Now, we want to prove $$a_{n+1} \leq a_n$$. Using the definition of $$a_{n+1}$$:

$$\sqrt{a_n + 20} \leq a_n$$

Since both sides are positive (as $$a_n \geq 5$$ from the previous step), we can square both sides without changing the inequality direction:

$$a_n + 20 \leq a_n^2$$

Rearranging the terms, we get a quadratic inequality:

$$0 \leq a_n^2 - a_n - 20$$

We can factor the quadratic expression:

$$0 \leq (a_n - 5)(a_n + 4)$$

From Step 1, we know that $$a_n \geq 5$$ for all $$n$$. This implies that $$a_n - 5 \geq 0$$.

Also, since $$a_n \geq 5$$, it means $$a_n + 4 \geq 5 + 4 = 9$$, which is a positive value.

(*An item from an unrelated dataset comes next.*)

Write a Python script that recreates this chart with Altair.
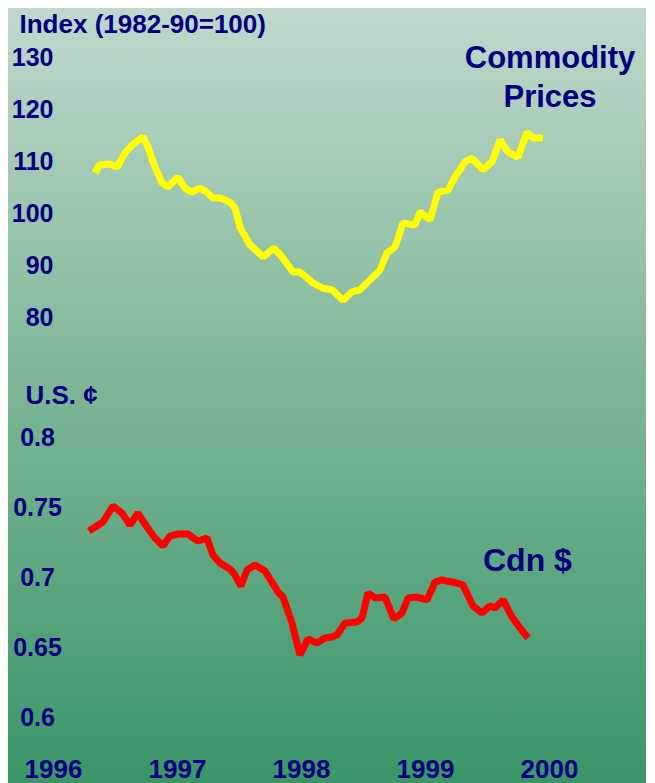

Since both factors $$(a_n - 5)$$ and $$(a_n + 4)$$ are greater than or equal to zero, their product $$(a_n - 5)(a_n + 4)$$ is also greater than or equal to zero. This confirms that $$a_{n+1} \leq a_n$$.

Therefore, the sequence is decreasing.

**step3 Determine an Upper Bound for the Sequence**

A sequence is bounded above if there exists a number M such that $$a_n \leq M$$ for all $$n$$. Since we have shown that the sequence is decreasing and its first term is $$a_0 = 6$$, every subsequent term will be less than or equal to 6.

$$a_n \leq a_0 = 6$$

Therefore, the sequence is bounded above by 6.

Combining with Step 1, we have shown that $$5 \leq a_n \leq 6$$ for all $$n$$. Thus, the sequence is bounded.

## Question1.b:

**step1 Explain Why the Sequence Converges**

A fundamental principle in mathematics states that if a sequence is both monotonic (either always increasing or always decreasing) and bounded (both above and below), then it must converge to a finite limit. This is often referred to as the Monotone Convergence Theorem.

In part (a), we proved that the sequence $$\left\{a_{n}\right\}_{n=0}^{\infty}$$ is decreasing (monotonic) and that it is bounded below by 5 and bounded above by 6 (bounded).

Because the sequence satisfies both conditions (monotonic and bounded), we can conclude that it converges to a limit.

**step2 Find the Limit of the Sequence**

Since the sequence converges, let its limit be L. As $$n$$ approaches infinity, both $$a_n$$ and $$a_{n+1}$$ will approach the same limit L. We can substitute L into the recurrence relation:

$$L = \sqrt{L + 20}$$

To solve for L, we first square both sides of the equation:

$$L^2 = L + 20$$

Rearrange the terms to form a quadratic equation:

$$L^2 - L - 20 = 0$$

Factor the quadratic equation:

$$(L - 5)(L + 4) = 0$$

This gives two possible solutions for L:

$$L = 5 \quad \text{or} \quad L = -4$$

However, we know from part (a) that all terms in the sequence are greater than or equal to 5 ($$a_n \geq 5$$). Therefore, the limit L must also be greater than or equal to 5. We must discard the negative solution.

Thus, the limit of the sequence is 5.